Single by Chappell Roan

from the album The Rise and Fall of a Midwest Princess
- Released: October 28, 2022
- Genre: Downtempo; pop; dream pop; synth-pop; new wave; pop rock; rock;
- Length: 3:52
- Label: Self-released
- Songwriters: Chappell Roan; Dan Nigro; Morgan St. Jean;
- Producers: Dan Nigro; Ryan Linvill;

Chappell Roan singles chronology
| "Femininomenon" (2022) | "Casual" (2022) | "Kaleidoscope" (2023) |

Music video
- "Casual" on YouTube

= Casual (song) =

2022 single by Chappell Roan

"Casual" is a song by the American singer-songwriter Chappell Roan. It was released as a single on October 28, 2022 independently. It was later released as the fourth single from Roan's debut album, The Rise and Fall of a Midwest Princess, through Amusement Records and Island Records. She wrote the song along with Dan Nigro and Morgan St. Jean, with Nigro credited as producer along with Ryan Linvill. It is a country-influenced downtempo pop, dream pop, synth-pop, new wave, pop rock, and rock ballad with bedroom pop production. Its lyrics discuss casual dating, in particular a situationship between Roan and a love interest who is unwilling to commit.

The song became a sleeper hit in 2024, as one of Roan's seven simultaneously charting songs on the Billboard Hot 100, along with "Good Luck, Babe!", "Hot to Go!", "Red Wine Supernova", "Pink Pony Club", "Femininomenon", and "My Kink Is Karma" in August of that year.

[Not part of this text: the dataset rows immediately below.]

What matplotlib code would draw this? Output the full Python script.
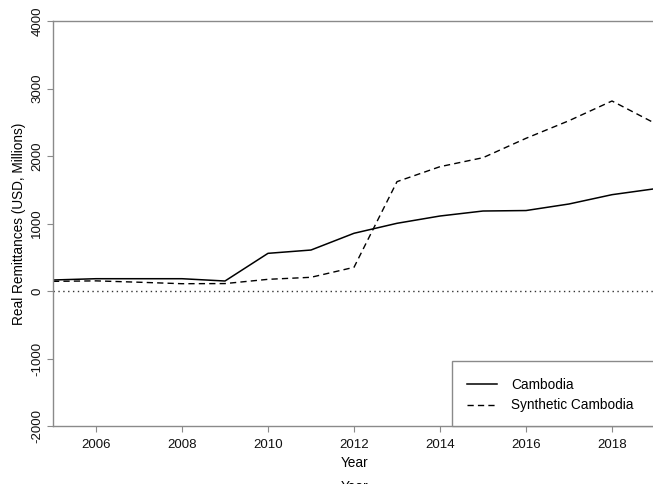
import matplotlib
matplotlib.use("Agg")
import matplotlib.pyplot as plt
from matplotlib.patches import Rectangle

plt.rcParams['font.family'] = ['Liberation Sans', 'DejaVu Sans']

years = [2005, 2006, 2007, 2008, 2009, 2010, 2011, 2012,
         2013, 2014, 2015, 2016, 2017, 2018, 2019]
cambodia = [163, 182, 182, 182, 148, 558, 607, 855,
            1003, 1111, 1185, 1192, 1289, 1427, 1515]
synthetic = [143, 150, 130, 108, 110, 173, 203, 351,
             1620, 1842, 1975, 2262, 2523, 2815, 2484]
xticks = [2006, 2008, 2010, 2012, 2014, 2016, 2018]
yticks = [-2000, -1000, 0, 1000, 2000, 3000, 4000]

W, H = 653, 484
fig = plt.figure(figsize=(W / 100, H / 100), dpi=100)
ax = fig.add_axes([53 / W, 1 - 426 / H, 602 / W, 405 / H])

gray = '#8a8a8a'
ax.plot(years, cambodia, color='black', lw=1.1, label='Cambodia')
ax.plot(years, synthetic, color='black', lw=1.0, linestyle=(0, (4.5, 3)),
        label='Synthetic Cambodia')
ax.axhline(0, color='#333333', lw=1.0, linestyle=(0, (1, 2.5)))

ax.set_xlim(2005, 2019)
ax.set_ylim(-2000, 4000)
ax.set_xticks(xticks)
ax.set_yticks(yticks)
ax.set_yticklabels([str(v) for v in yticks], rotation=90, va='center')
ax.tick_params(axis='both', colors=gray, labelcolor='#111111', labelsize=9.5,
               length=4, width=0.8)
ax.tick_params(axis='x', pad=5)
ax.tick_params(axis='y', pad=3)

for side in ['left', 'bottom', 'top']:
    ax.spines[side].set_color(gray)
    ax.spines[side].set_linewidth(1.0)
ax.spines['right'].set_visible(False)

ax.set_ylabel('Real Remittances (USD, Millions)', fontsize=9.8, labelpad=4)

fig.text(355 / W, 1 - 463 / H, 'Year', ha='center', va='center', fontsize=9.8)
fig.text(355 / W, 1 - 487 / H, 'Year', ha='center', va='center', fontsize=9.8)

# legend box
ax.add_patch(Rectangle((452 / W, 1 - 426 / H), 300 / W, 65 / H,
                       transform=fig.transFigure, facecolor='white',
                       edgecolor=gray, lw=1.0, zorder=5, clip_on=False))
leg = ax.legend(loc='upper left', bbox_to_anchor=(455 / W, 1 - 366 / H),
                bbox_transform=fig.transFigure, frameon=False, fontsize=9.8,
                handlelength=2.15, handletextpad=1.1, labelspacing=0.45)
leg.set_zorder(6)

fig.savefig('out.png', dpi=100)
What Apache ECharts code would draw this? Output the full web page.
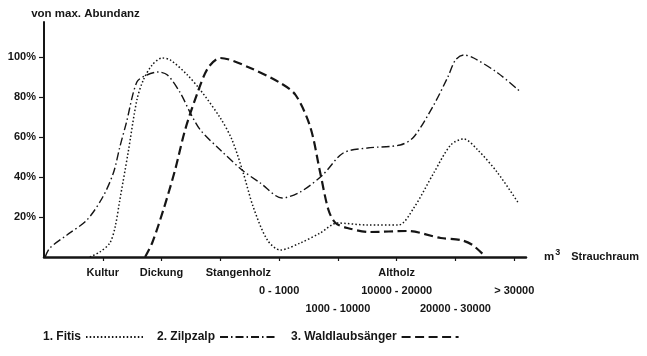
<!DOCTYPE html>
<html>
<head>
<meta charset="utf-8">
<script src="https://cdn.jsdelivr.net/npm/echarts@6/dist/echarts.min.js"></script>
<style>
  html, body { margin: 0; padding: 0; background: #fff; }
  #chart { width: 647px; height: 356px; }
</style>
</head>
<body>
<div id="chart"></div>
<script>
// axis ticks and labels
const xTicks = [1, 2, 3, 4, 5, 6, 7, 8];
const stageLabels = ['Kultur', 'Dickung', 'Stangenholz', '', '', 'Altholz', '', ''];
const volumeRowA = ['', '', '', '0 - 1000', '', '10000 - 20000', '', '> 30000'];
const volumeRowB = ['', '', '', '', '1000 - 10000', '', '20000 - 30000', ''];
const yTicks = [20, 40, 60, 80, 100];

// [x, % of max. abundance]
const fitis = [
  [0.78, 0], [0.95, 2.5], [1.12, 7], [1.21, 15], [1.29, 28.5], [1.43, 52], [1.58, 78.5],
  [1.69, 88.5], [1.84, 96], [2.01, 99.5], [2.15, 98.5], [2.44, 91], [2.66, 83.5], [3.0, 69.5],
  [3.2, 58.5], [3.39, 42], [3.56, 25], [3.8, 8.5], [4.02, 3.5], [4.36, 7], [4.7, 12],
  [4.99, 17], [5.5, 16], [6.03, 16], [6.29, 24.5], [6.63, 42], [6.92, 56], [7.14, 59],
  [7.38, 53.5], [7.72, 42], [8.07, 27]
];
const zilpzalp = [
  [0.02, 0], [0.1, 4.5], [0.39, 11], [0.73, 18.5], [1.0, 30], [1.18, 42], [1.29, 55],
  [1.4, 67], [1.58, 87.5], [1.75, 91], [1.94, 92.5], [2.1, 91], [2.32, 82], [2.49, 72],
  [2.66, 63.5], [3.0, 53.5], [3.37, 43.5], [3.68, 37], [4.05, 29.5], [4.36, 32.5], [4.74, 41],
  [5.09, 52], [5.5, 54.5], [6.06, 56], [6.29, 60], [6.63, 76], [6.87, 90], [7.0, 98.5],
  [7.14, 101], [7.31, 99.5], [7.72, 92], [8.11, 82.5]
];
const waldlaubsaenger = [
  [1.72, 0], [1.84, 7], [2.03, 23.5], [2.23, 43.5], [2.4, 63.5], [2.61, 82], [2.79, 94.5],
  [3.0, 99.5], [3.51, 94.5], [4.02, 87], [4.28, 81], [4.53, 65], [4.7, 42], [4.84, 23.5],
  [4.96, 17], [5.16, 14.5], [5.55, 12.5], [6.18, 13], [6.75, 9.5], [7.09, 8.5], [7.29, 6],
  [7.48, 1]
];

const ink = '#151515';
const font = 'Liberation Sans, Arial, sans-serif';

function xLabel(value) {
  const i = xTicks.indexOf(value);
  if (i < 0) return '';
  let top = stageLabels[i] || ' ';
  if (top === 'Stangenholz') top = '{s|' + top + '}';
  return [top, volumeRowA[i] || ' ', volumeRowB[i] || ' '].join('\n');
}

const chart = echarts.init(document.getElementById('chart'));

chart.setOption({
  animation: false,
  backgroundColor: '#fff',
  color: [ink, ink, ink],
  textStyle: { fontFamily: font, color: ink },
  grid: { left: 44, right: 121, top: 22, bottom: 99 },
  legend: {
    left: 38,
    top: 326,
    align: 'right',
    itemWidth: 57,
    itemHeight: 14,
    itemGap: 13,
    itemStyle: { opacity: 0 },
    textStyle: { fontFamily: font, fontSize: 12, fontWeight: 'bold', color: ink },
    data: ['1. Fitis', '2. Zilpzalp', '3. Waldlaubsänger']
  },
  xAxis: {
    type: 'value',
    min: 0,
    max: 8.2,
    name: '{m|m}{sup|3}{t|Strauchraum}',
    nameLocation: 'end',
    nameGap: 18,
    nameTextStyle: {
      rich: {
        m: { fontFamily: font, fontSize: 11.5, fontWeight: 'bold', color: ink },
        sup: { fontFamily: font, fontSize: 9, fontWeight: 'bold', color: ink, verticalAlign: 'bottom', padding: [0, 0, 8, 1] },
        t: { fontFamily: font, fontSize: 11, fontWeight: 'bold', color: ink, padding: [0, 0, 0, 11] }
      }
    },
    axisLine: { lineStyle: { color: ink, width: 2.5 } },
    axisTick: { customValues: xTicks, length: 4, lineStyle: { color: ink, width: 1.2 } },
    axisLabel: {
      customValues: xTicks,
      margin: 7,
      fontFamily: font,
      fontSize: 11,
      fontWeight: 'bold',
      color: ink,
      lineHeight: 18,
      formatter: xLabel,
      rich: {
        s: { fontFamily: font, fontSize: 11, fontWeight: 'bold', color: ink, lineHeight: 18, padding: [0, 0, 0, 36] }
      }
    },
    splitLine: { show: false }
  },
  yAxis: {
    type: 'value',
    min: 0,
    max: 117.5,
    name: 'von max. Abundanz',
    nameLocation: 'end',
    nameGap: 2,
    nameTextStyle: {
      fontFamily: font, fontSize: 11.5, fontWeight: 'bold', color: ink,
      align: 'center', padding: [0, 0, 0, 83]
    },
    axisLine: { lineStyle: { color: ink, width: 2 } },
    axisTick: { customValues: yTicks, length: 5, lineStyle: { color: ink, width: 1.2 } },
    axisLabel: {
      customValues: yTicks,
      margin: 8,
      fontFamily: font,
      fontSize: 11,
      fontWeight: 'bold',
      color: ink,
      padding: [0, 0, 9, 0],
      formatter: function (v) { return v + '%'; }
    },
    splitLine: { show: false }
  },
  series: [
    {
      name: '1. Fitis',
      type: 'line',
      data: fitis,
      smooth: 0.3,
      symbol: 'none',
      itemStyle: { color: ink },
      lineStyle: { color: ink, width: 1.5, type: [1.5, 2.2] }
    },
    {
      name: '2. Zilpzalp',
      type: 'line',
      data: zilpzalp,
      smooth: 0.3,
      symbol: 'none',
      itemStyle: { color: ink },
      lineStyle: { color: ink, width: 1.4, type: [8, 3, 1.5, 3] }
    },
    {
      name: '3. Waldlaubsänger',
      type: 'line',
      data: waldlaubsaenger,
      smooth: 0.3,
      symbol: 'none',
      itemStyle: { color: ink },
      lineStyle: { color: ink, width: 2.2, type: [9, 4.5] }
    }
  ]
});
</script>
</body>
</html>
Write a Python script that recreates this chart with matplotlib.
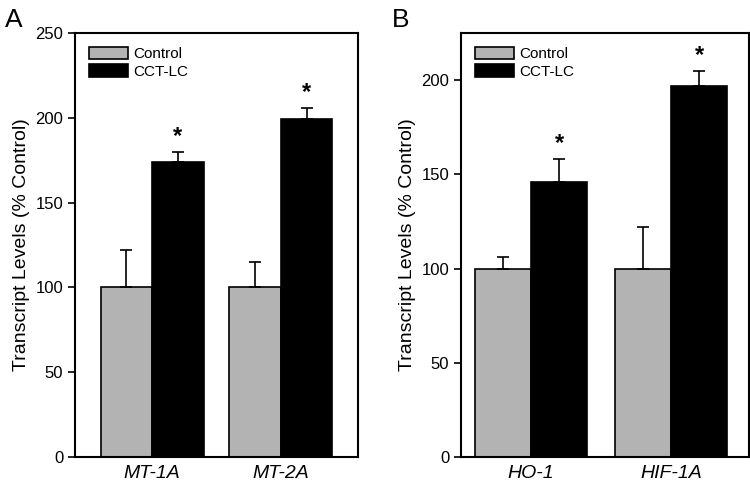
import numpy as np
import matplotlib.pyplot as plt

plt.rcParams['font.family'] = ['Liberation Sans', 'DejaVu Sans']

# Panel A data
genes_a = ['MT-1A', 'MT-2A']
control_a = [100, 100]
control_err_a = [22, 15]
cct_a = [174, 199]
cct_err_a = [6, 7]

# Panel B data
genes_b = ['HO-1', 'HIF-1A']
control_b = [100, 100]
control_err_b = [6, 22]
cct_b = [146, 197]
cct_err_b = [12, 8]

gray = '#b3b3b3'
width = 0.4

fig = plt.figure(figsize=(7.5, 4.88), dpi=100)
ax_a = fig.add_axes([0.100, 0.0635, 0.3773, 0.869])
ax_b = fig.add_axes([0.6147, 0.0635, 0.3833, 0.869])


def draw_panel(ax, genes, ctrl, ctrl_err, cct, cct_err, ylim, xlim):
    x = np.arange(len(genes))
    ekw = dict(elinewidth=1.2, capsize=4, capthick=1.2, ecolor='black')
    ax.bar(x - width / 2, ctrl, width, color=gray, edgecolor='black',
           linewidth=1.2, label='Control',
           yerr=[np.zeros(len(ctrl)), ctrl_err], error_kw=ekw)
    ax.bar(x + width / 2, cct, width, color='black', edgecolor='black',
           linewidth=1.2, label='CCT-LC',
           yerr=[np.zeros(len(cct)), cct_err], error_kw=ekw)
    for xi, v, e in zip(x, cct, cct_err):
        ax.text(xi + width / 2, v + e + 2, '*', ha='center', va='bottom',
                fontsize=17, fontweight='bold')
    ax.set_xlim(*xlim)
    ax.set_ylim(*ylim)
    ax.set_xticks(x)
    ax.set_xticklabels(genes, fontsize=14, style='italic')
    ax.tick_params(axis='x', length=0, pad=6)
    ax.tick_params(axis='y', direction='out', length=5, width=1.2, labelsize=12)
    ax.set_yticks(np.arange(0, ylim[1] + 1, 50))
    ax.set_ylabel('Transcript Levels (% Control)', fontsize=14)
    for s in ax.spines.values():
        s.set_linewidth(1.5)
    leg = ax.legend(loc='upper left', fontsize=11, frameon=False,
                    handlelength=2.6, handleheight=0.9, handletextpad=0.3,
                    labelspacing=0.2, borderaxespad=0.5)
    return ax


draw_panel(ax_a, genes_a, control_a, control_err_a, cct_a, cct_err_a,
           (0, 250), (-0.6, 1.6))
draw_panel(ax_b, genes_b, control_b, control_err_b, cct_b, cct_err_b,
           (0, 225), (-0.5, 1.55))

fig.text(0.007, 0.945, 'A', fontsize=19)
fig.text(0.522, 0.945, 'B', fontsize=19)

fig.savefig('out.png', dpi=100)
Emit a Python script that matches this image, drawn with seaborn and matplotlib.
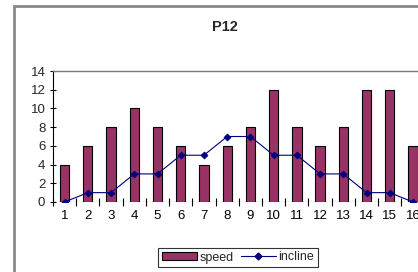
import matplotlib
matplotlib.use("Agg")
import matplotlib.pyplot as plt
import seaborn as sns
import pandas as pd
import numpy as np
from matplotlib.patches import Rectangle, Patch
from matplotlib.lines import Line2D

categories = [str(i) for i in range(1, 17)]
speed = [4, 6, 8, 10, 8, 6, 4, 6, 8, 12, 8, 6, 8, 12, 12, 6]
incline = [0, 1, 1, 3, 3, 5, 5, 7, 7, 5, 5, 3, 3, 1, 1, 0]
yticks = [0, 2, 4, 6, 8, 10, 12, 14]

sns.set_theme(style="white")
plt.rcParams['font.family'] = ['Liberation Sans', 'DejaVu Sans']

W, H = 418, 272
fig = plt.figure(figsize=(W / 100, H / 100), dpi=100)

# chart area border (cropped on right/bottom)
fig.add_artist(Rectangle((13.5 / W, -0.1), 1.2, (H - 5.5) / H + 0.1,
                         transform=fig.transFigure, fill=False,
                         edgecolor="#8a8a8a", linewidth=2.0))

left, right = 53, 424.6
top, bottom = 71, 202
ax = fig.add_axes([left / W, (H - bottom) / H, (right - left) / W, (bottom - top) / H])

df = pd.DataFrame({"cat": categories, "speed": speed, "incline": incline})
sns.barplot(data=df, x="cat", y="speed", color="#993366", saturation=1,
            width=0.4, edgecolor="black", linewidth=0.8, ax=ax)
sns.pointplot(data=df, x="cat", y="incline", color="#000080", markers="D",
              linestyles="-", markersize=3.5, linewidth=0.8, ax=ax)

ax.set_xlim(-0.5, 15.5)
ax.set_ylim(0, 14)
ax.set_yticks(yticks)
ax.set_yticklabels([str(v) for v in yticks])
ax.set_xlabel("")
ax.set_ylabel("")

for s in ["right", "bottom"]:
    ax.spines[s].set_visible(False)
ax.spines["left"].set_color("black")
ax.spines["left"].set_linewidth(0.8)
ax.spines["top"].set_color("#7a7a7a")
ax.spines["top"].set_linewidth(1.0)
ax.axhline(0, color="black", linewidth=0.8, zorder=0.5)

ax.tick_params(axis="x", which="major", length=0, pad=6, labelsize=9.5, colors="black")
ax.set_xticks(np.arange(-0.5, 16, 1.0), minor=True)
ax.tick_params(axis="x", which="minor", direction="inout", length=6, width=0.8,
               color="black", bottom=True)
ax.tick_params(axis="y", which="major", direction="inout", length=5, width=0.8,
               color="black", left=True, labelsize=9.5, pad=3)

fig.text(225 / W, (H - 27) / H, "P12", ha="center", va="center",
         fontsize=10.5, fontweight="bold")

handles = [Patch(facecolor="#993366", edgecolor="black", linewidth=0.8),
           Line2D([0], [0], color="#000080", marker="D", markersize=3.5, linewidth=0.8)]
leg = fig.legend(handles, ["speed", "incline"], loc="center",
                 bbox_to_anchor=(238 / W, (H - 257.5) / H), ncol=2,
                 frameon=True, fancybox=False, fontsize=9,
                 handlelength=2.8, handleheight=0.6, handletextpad=0.2,
                 columnspacing=0.6, borderpad=0.3, borderaxespad=0)
leg.get_frame().set_edgecolor("black")
leg.get_frame().set_linewidth(0.8)

fig.savefig("out.png", dpi=100)
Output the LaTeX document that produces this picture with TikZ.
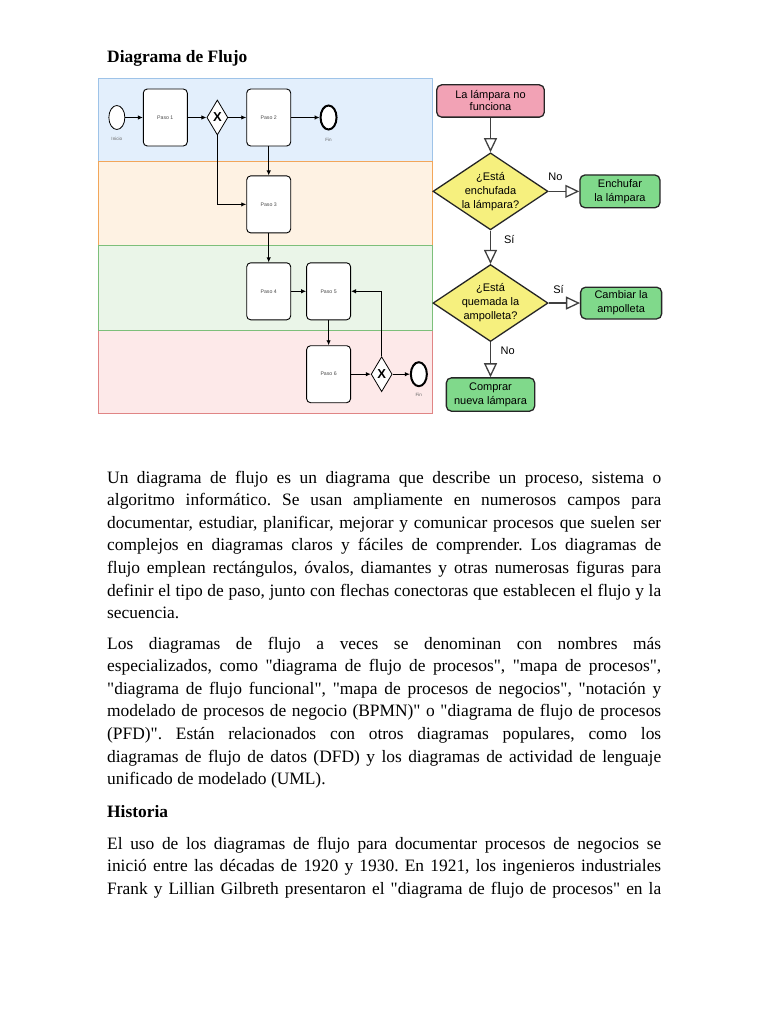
\documentclass[tikz,border=0pt]{standalone}
\usepackage{fontspec}
\setmainfont{Liberation Serif}
\setsansfont{Liberation Sans}
\usetikzlibrary{positioning,arrows.meta,shapes.geometric}

\definecolor{laneblue}{HTML}{9EC3E8}
\definecolor{laneorange}{HTML}{F2A65A}
\definecolor{lanegreen}{HTML}{7DBF7A}
\definecolor{lanered}{HTML}{E08585}
\definecolor{lanebluefill}{HTML}{E3EFFC}
\definecolor{laneorangefill}{HTML}{FEF2E3}
\definecolor{lanegreenfill}{HTML}{EAF5E8}
\definecolor{laneredfill}{HTML}{FDE9E9}
\definecolor{flowpink}{HTML}{F2A2B5}
\definecolor{flowyellow}{HTML}{F6F07E}
\definecolor{flowgreen}{HTML}{80D98B}

\newcommand{\qd}{\textquotedbl}
\tolerance=10000
\hyphenpenalty=10000
\frenchspacing

\begin{document}
\begin{tikzpicture}[
  x=1pt, y=-1pt,
  lane/.style={line width=0.9pt},
  paso/.style={draw, rounded corners=4pt, fill=white, minimum width=44pt, minimum height=57pt, inner sep=0pt, line width=0.9pt, text=black!70, font=\sffamily\fontsize{5.2}{6}\selectfont},
  evento/.style={draw, ellipse, fill=white, minimum width=16pt, minimum height=24pt, inner sep=0pt, line width=0.8pt},
  final/.style={evento, line width=2pt},
  puerta/.style={draw, diamond, fill=white, minimum width=21pt, minimum height=35pt, inner sep=0pt, line width=0.8pt, font=\sffamily\bfseries\fontsize{13}{13}\selectfont},
  lbl/.style={inner sep=0pt, text=black!60, font=\sffamily\fontsize{4.6}{5}\selectfont},
  arr/.style={-{Latex[length=5pt,width=4.5pt]}, line width=0.9pt},
  caja/.style={draw=black!85, rounded corners=5pt, line width=1.3pt, align=center, inner sep=0pt, font=\sffamily\fontsize{11}{14}\selectfont},
  pregunta/.style={draw=black!85, diamond, aspect=1.5, fill=flowyellow, line width=1.3pt, minimum width=114pt, minimum height=77pt, inner sep=0pt, align=center, font=\sffamily\fontsize{11}{14}\selectfont},
  flecha/.style={-{Triangle[open,length=14pt,width=13pt]}, line width=1.3pt, draw=black!75},
  rama/.style={inner sep=1pt, font=\sffamily\fontsize{11}{13}\selectfont},
  parrafo/.style={anchor=base west, inner sep=0pt, text width=554pt, align=justify, font=\fontsize{17.4}{22.6}\selectfont},
]
\useasboundingbox[fill=white] (0,0) rectangle (768,1024);

\node[anchor=base west, inner sep=0pt, font=\bfseries\fontsize{17.4}{22.6}\selectfont] (titulo) at (107,63) {Diagrama de Flujo};

\draw[lane, draw=lanered, fill=laneredfill] (98,330) rectangle (432,413);
\draw[lane, draw=laneblue, fill=lanebluefill] (98,78) rectangle (432,161);
\draw[lane, draw=laneorange, fill=laneorangefill] (98,161) rectangle (432,245);
\draw[lane, draw=lanegreen, fill=lanegreenfill] (98,245) rectangle (432,330);

\node[paso] (p1) at (165.3,117.5) {Paso 1};
\node[evento, left=17.6pt of p1, label={[lbl, yshift=-7pt]below:Inicio}] (ini) {};
\node[puerta, right=18.7pt of p1] (g1) {X};
\node[paso, right=18pt of g1] (p2) {Paso 2};
\node[final, right=28.4pt of p2, label={[lbl, yshift=-7pt]below:Fin}] (fin1) {};
\node[paso, below=29pt of p2] (p3) {Paso 3};
\node[paso, below=29pt of p3] (p4) {Paso 4};
\node[paso, right=15pt of p4] (p5) {Paso 5};
\node[paso, below=25pt of p5] (p6) {Paso 6};
\node[puerta, right=19.7pt of p6] (g2) {X};
\node[final, right=17.3pt of g2, label={[lbl, yshift=-6pt]below:Fin}] (fin2) {};

\draw[arr] (ini) -- (p1);
\draw[arr] (p1) -- (g1);
\draw[arr] (g1) -- (p2);
\draw[arr] (p2) -- (fin1);
\draw[arr] (p2) -- (p3);
\draw[arr] (g1.south) |- (p3.west);
\draw[arr] (p3) -- (p4);
\draw[arr] (p4) -- (p5);
\draw[arr] (p5) -- (p6);
\draw[arr] (p6) -- (g2);
\draw[arr] (g2) -- (fin2);
\draw[arr] (g2.north) |- (p5.east);

\node[caja, fill=flowpink, minimum width=107.6pt, minimum height=32.3pt, font=\sffamily\fontsize{11}{12}\selectfont] (lampara) at (490.5,101) {La lámpara no\\funciona};
\node[pregunta, below=34.4pt of lampara] (enchufada) {¿Está\\enchufada\\la lámpara?};
\node[caja, fill=flowgreen, minimum width=80pt, minimum height=32.7pt, right=30.6pt of enchufada] (enchufar) {Enchufar\\la lámpara};
\node[pregunta, below=33.4pt of enchufada] (quemada) {¿Está\\quemada la\\ampolleta?};
\node[caja, fill=flowgreen, minimum width=81pt, minimum height=31.7pt, right=31.3pt of quemada] (cambiar) {Cambiar la\\ampolleta};
\node[caja, fill=flowgreen, minimum width=88.3pt, minimum height=33.3pt, below=35pt of quemada] (comprar) {Comprar\\nueva lámpara};

\draw[flecha] (lampara) -- (enchufada);
\draw[flecha] (enchufada) -- node[rama, at start, anchor=south west, xshift=-2pt, yshift=9pt] {No} (enchufar);
\draw[flecha] (enchufada) -- node[rama, at start, anchor=north west, xshift=12pt, yshift=-3pt] {Sí} (quemada);
\draw[flecha] (quemada) -- node[rama, at start, anchor=south west, xshift=3pt, yshift=8pt] {Sí} (cambiar);
\draw[flecha] (quemada) -- node[rama, at start, anchor=north west, xshift=8.5pt, yshift=-3pt] {No} (comprar);

\node[parrafo] (parrafo1) at (107,483) {Un diagrama de flujo es un diagrama que describe un proceso, sistema o\linebreak
algoritmo informático. Se usan ampliamente en numerosos campos para\linebreak
documentar, estudiar, planificar, mejorar y comunicar procesos que suelen ser\linebreak
complejos en diagramas claros y fáciles de comprender. Los diagramas de\linebreak
flujo emplean rectángulos, óvalos, diamantes y otras numerosas figuras para\linebreak
definir el tipo de paso, junto con flechas conectoras que establecen el flujo y la\linebreak
secuencia.};

\node[parrafo] (parrafo2) at (107,649) {Los diagramas de flujo a veces se denominan con nombres más\linebreak
especializados, como \qd diagrama de flujo de procesos\qd, \qd mapa de procesos\qd,\linebreak
\qd diagrama de flujo funcional\qd, \qd mapa de procesos de negocios\qd, \qd notación y\linebreak
modelado de procesos de negocio (BPMN)\qd{} o \qd diagrama de flujo de procesos\linebreak
(PFD)\qd. Están relacionados con otros diagramas populares, como los\linebreak
diagramas de flujo de datos (DFD) y los diagramas de actividad de lenguaje\linebreak
unificado de modelado (UML).};

\node[anchor=base west, inner sep=0pt, font=\bfseries\fontsize{17.4}{22.6}\selectfont] (historia) at (107,817) {Historia};

\node[parrafo] (parrafo3) at (107,849) {El uso de los diagramas de flujo para documentar procesos de negocios se\linebreak
inició entre las décadas de 1920 y 1930. En 1921, los ingenieros industriales\linebreak
Frank y Lillian Gilbreth presentaron el \qd diagrama de flujo de procesos\qd{} en la\linebreak};
\end{tikzpicture}
\end{document}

==Background and composition==
Following the release of Chappell Roan's single "Pink Pony Club" in 2020 and her being subsequently dropped by Atlantic Records, she and producer Dan Nigro began working on "Casual". Much of the song's inspiration would come from a long-distance relationship she began online during the COVID-19 pandemic, where her partner online called her their "dream girl" and would soon make Roan attached to them. Yet, one week later, they texted Roan that they were seeing someone else, leaving her "devastated", and learning shortly thereafter that they had told her friend that their relationship was only casual. In a Rolling Stone interview, she stated that she internally responded to the situation with "'What the fuck do you mean it was casual? We were telling secrets and talking literally every day!'"

“Casual” has been described as a country-influenced downtempo pop, dream pop, synth-pop, new wave, pop rock, and rock song with bedroom pop production. Regarding the song’s main hook, which describes oral sex in a car ("knee-deep in the passenger seat, and you’re eating me out, is it casual now"), Roan revealed she was nervous prior to the release of the song, due to the line's sexually explicit nature.

==Critical reception==
The song was acclaimed by critics. Jem Aswald for Variety wrote that "Casual" was Roan's "most irresistible" single to date and likened the singer's "stately" delivery to the style of Lana Del Rey. Aswald also noted the song's explicit lyrics. In another positive review for NPR, Stephen Thompson also highlighted the "explicit details" of Roan's song and posited that "all the smartly phrased specifics that make "Casual" sing: the blurry images of future domesticity, the re-contextualized conversation with a relative, the eternal miscalculation of clinging to sex as a stand-in for emotional intimacy."

In two reviews for Pitchfork, Olivia Horn called "Casual" a "high point" of the album and wrote that the song was a "cocktail of sorrow and scorn at a romantic partner," elaborating that the song's outro "turns up the heat and raises the stakes," whereas Jane Bua praised Roan's "biting candor" and opined that the "stacked" vocals in the chorus added "the flavor of a Chicks song."

==Music video==
The music video for "Casual" was released on March 9, 2023 and was directed by Hadley Hillel. In the video, Roan begins a casual relationship with a siren played by Mika Leshā. For Teen Vogue, Roan described the concept for the video as "Aquamarine, but like, gay".

==Charts==

Chart performance for "Casual"
| Chart (2024–2025) | Peak position |
|---|---|
| Australia (ARIA) | 83 |
| Canada Hot 100 (Billboard) | 64 |
| Global 200 (Billboard) | 124 |
| Ireland (IRMA) | 37 |
| Philippines (Philippines Hot 100) | 52 |
| UK Singles (Official Charts) | 44 |
| US Billboard Hot 100 | 59 |

==Certifications==

Certifications for "Casual"
| Region | Certification | Certified units/sales |
| Australia (ARIA) | Platinum | 70,000^{‡} |
| Canada (Music Canada) | Platinum | 80,000^{‡} |
| New Zealand (RMNZ) | Platinum | 30,000^{‡} |
| United Kingdom (BPI) | Platinum | 600,000^{‡} |
| United States (RIAA) | 2× Platinum | 2,000,000^{‡} |
^{‡} Sales+streaming figures based on certification alone.